Murillo told armed forces and interior ministry officials in January "the gigantic paternalistic state can no longer be, because there is no longer any way to maintain it," according to a Communist Party source who saw a video of the Jan. 16 event shown to party and government cadres.

Sensitive strategy and policy meetings are often not immediately made public in Communist-ruled Cuba, but videos of them are sometimes later shown to certain selected officials.

Cuba is grappling with a financial liquidity crisis triggered by the global recession which forced it to slash imports by 37 percent last year. Inefficiencies in the centralized economy have also reduced productivity.

Murillo said the Caribbean nation could no longer afford, for example, to pay tens of thousands of people to control state barber shops, beauty parlors and services such as appliance and watch repair shops. He suggested they could be administered differently by leasing them to workers, according to two people who also saw the video of his speech.

The economy minister, a former military officer appointed to the post a year ago, denounced those who might resist the changes, which appear to be underway in small experiments.

"I was called to a meeting last month and told the premises would be leased to employees soon as part of an experiment in the area," the administrator of a state-run beauty parlor in central Havana said, asking that her name not be cited.

A pilot project in Havana, the capital, has some state taxi drivers leasing their vehicles at a daily rate instead of receiving a wage, drivers said.



DECENTRALIZATION, COOPERATIVES, LEASING

Universities in a number of provinces have been asked to draw up proposals to transform local state-run services and minor production activity into cooperatives.

Professors who attended a similar presentation by Murillo at Havana University earlier this year said he made clear that economic necessity, not ideological choice, was driving change and that reforms already underway in agriculture were a model for what would come.

"He pointed to decentralization of agriculture and the various forms of property such as cooperatives and land leasing as a model for local production and services," said one of the professors, who, like the others, asked not to be identified due to restrictions on communication with foreign journalists.

President Castro has bemoaned the state-run economy's inefficiency and called for decentralization, local initiative and new forms of property management in non-strategic sectors. He also has said numerous state subsidies are no longer sustainable, a point Murillo repeated, the sources said.

"Raul Castro has no illusions about how the all-embracing paternalism of the past has left the Cuban economy in ruins," Brian Latell, a former CIA analyst who closely follows Cuban affairs, said.

"His dilemma is in the implementation of decentralizing reforms. Doing nothing, or proceeding too quickly could both have destabilizing consequences," Latell said.



MILITARY TECHNOCRATS

Raul Castro has appointed a number of military officers to the Economy and Planning Ministry, which insiders say is now the operational headquarters for his economic reform efforts.

When he was appointed minister, Murillo came with a new first deputy minister, General Adel Izquierdo, who was head of the military's economic department when Raul Castro served as defense minister.

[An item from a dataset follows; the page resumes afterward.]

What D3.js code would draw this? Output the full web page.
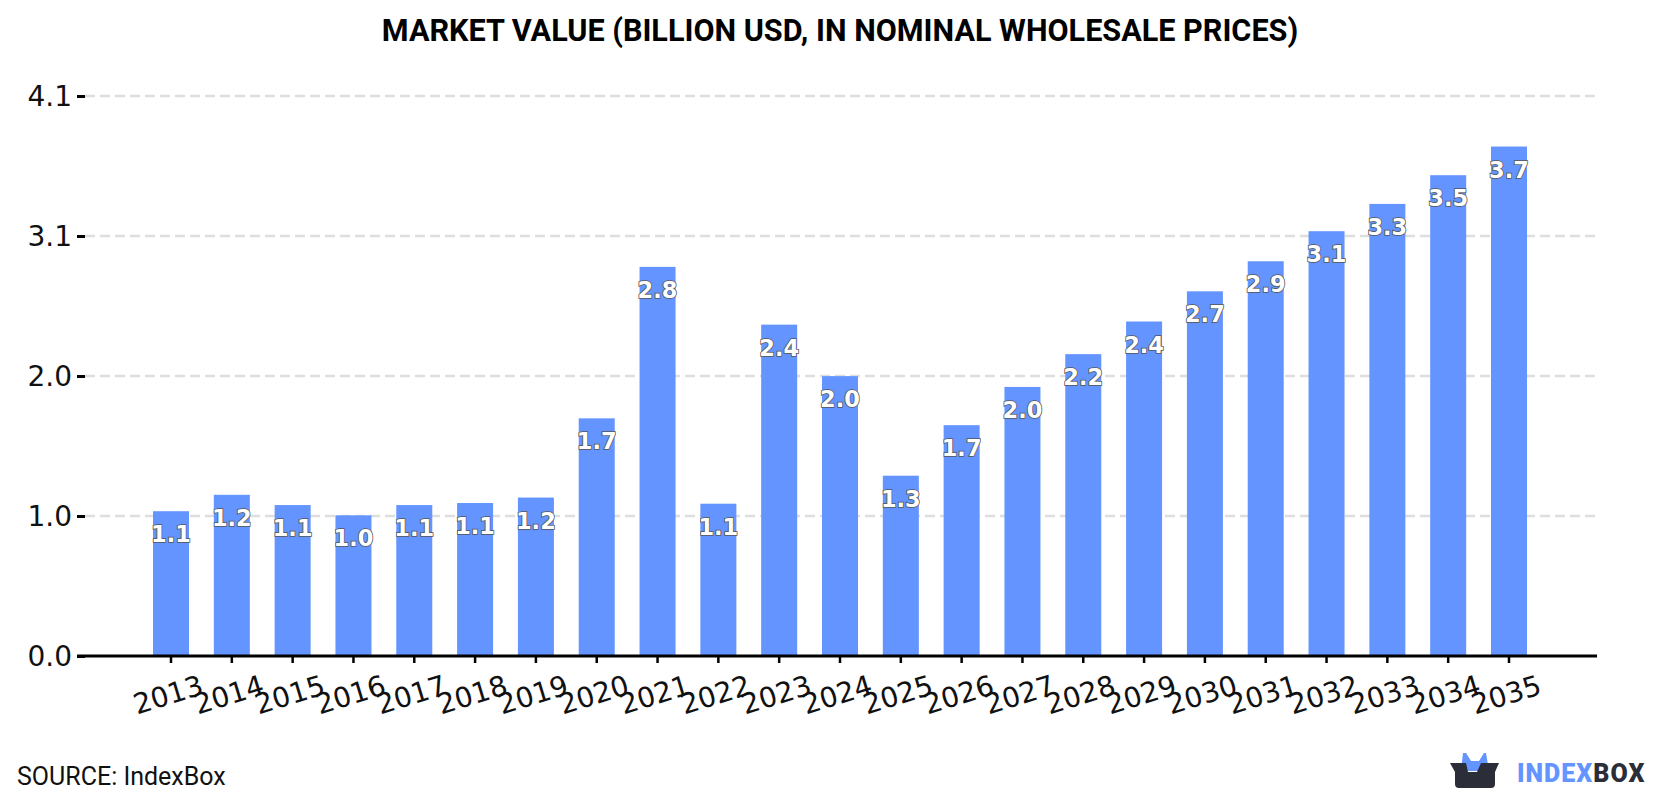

Murillo quickly named Colonel Amando Perez Betancourt, the architect of efforts to make the military's state-run suppliers more efficient, as another deputy minister.

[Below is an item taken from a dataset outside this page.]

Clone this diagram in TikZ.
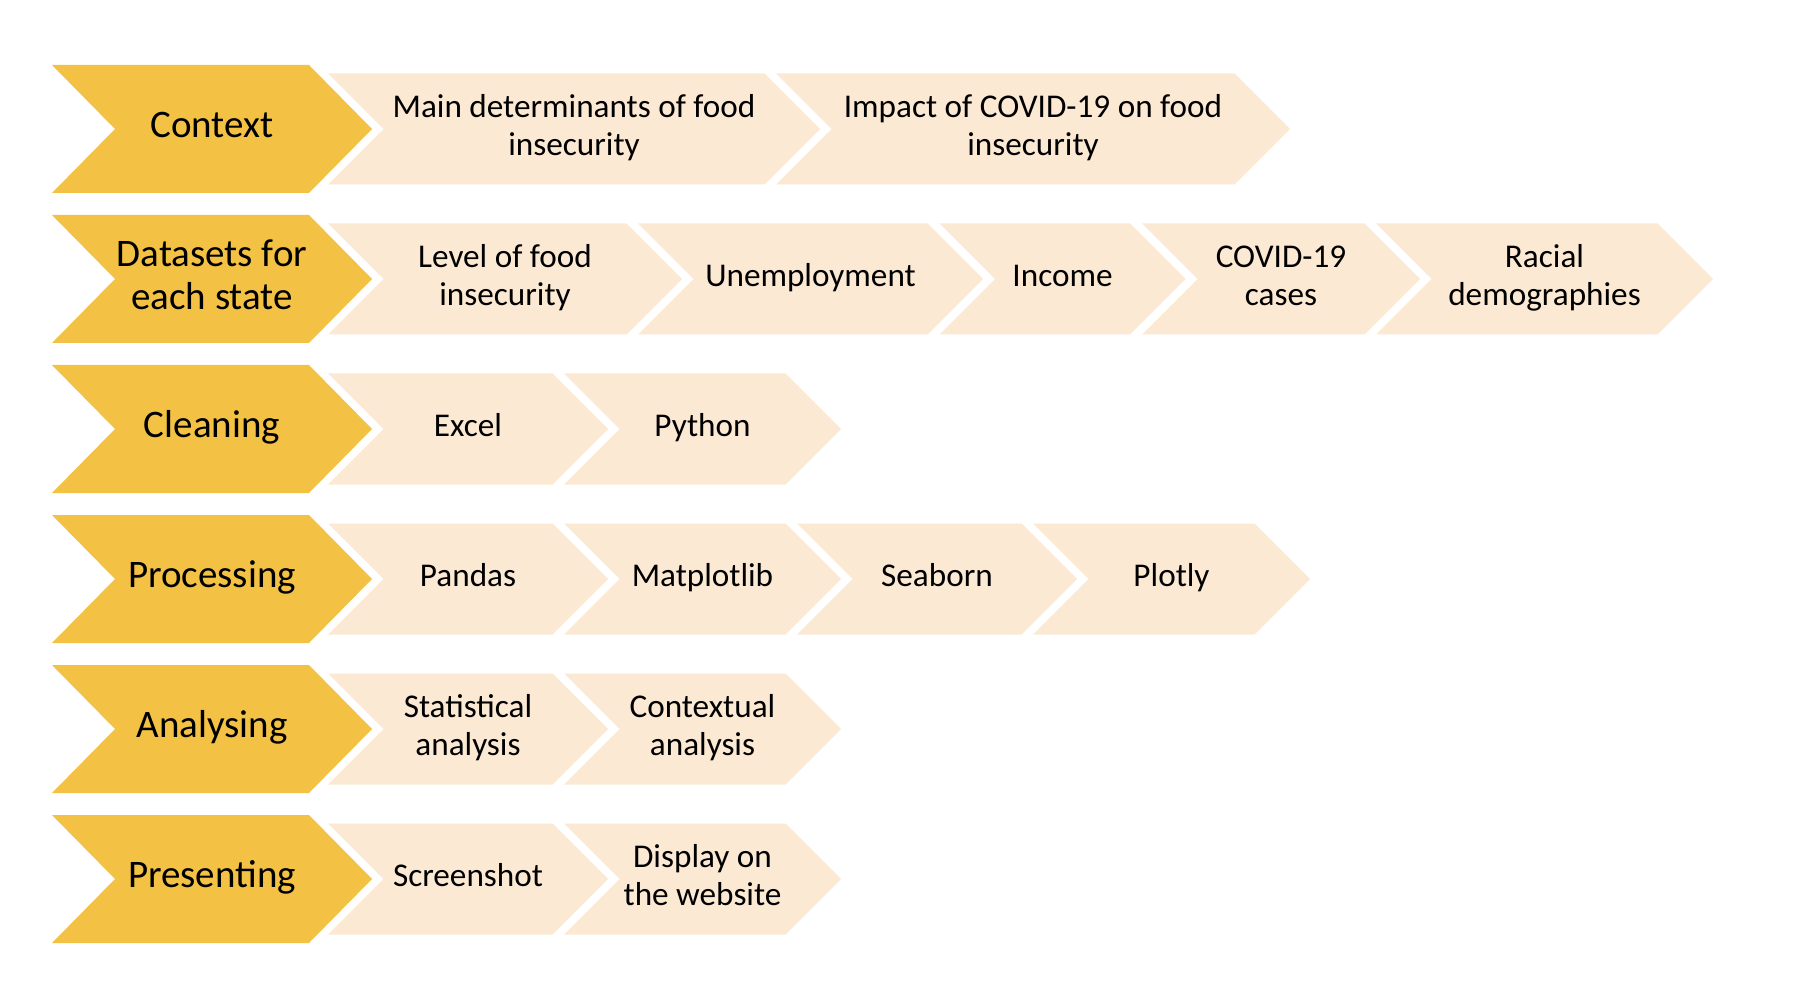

The minister, in both speeches, said the proposed solutions to Cuba's economic problems must come from the local level, and will differ from place to place and sector to sector.

"He said that while taxi drivers, beauticians and others might lease their equipment or places of work in the capital, that would not necessarily apply to other cities or state-run eateries where different solutions might prove more beneficial," one of the two people who saw the video said.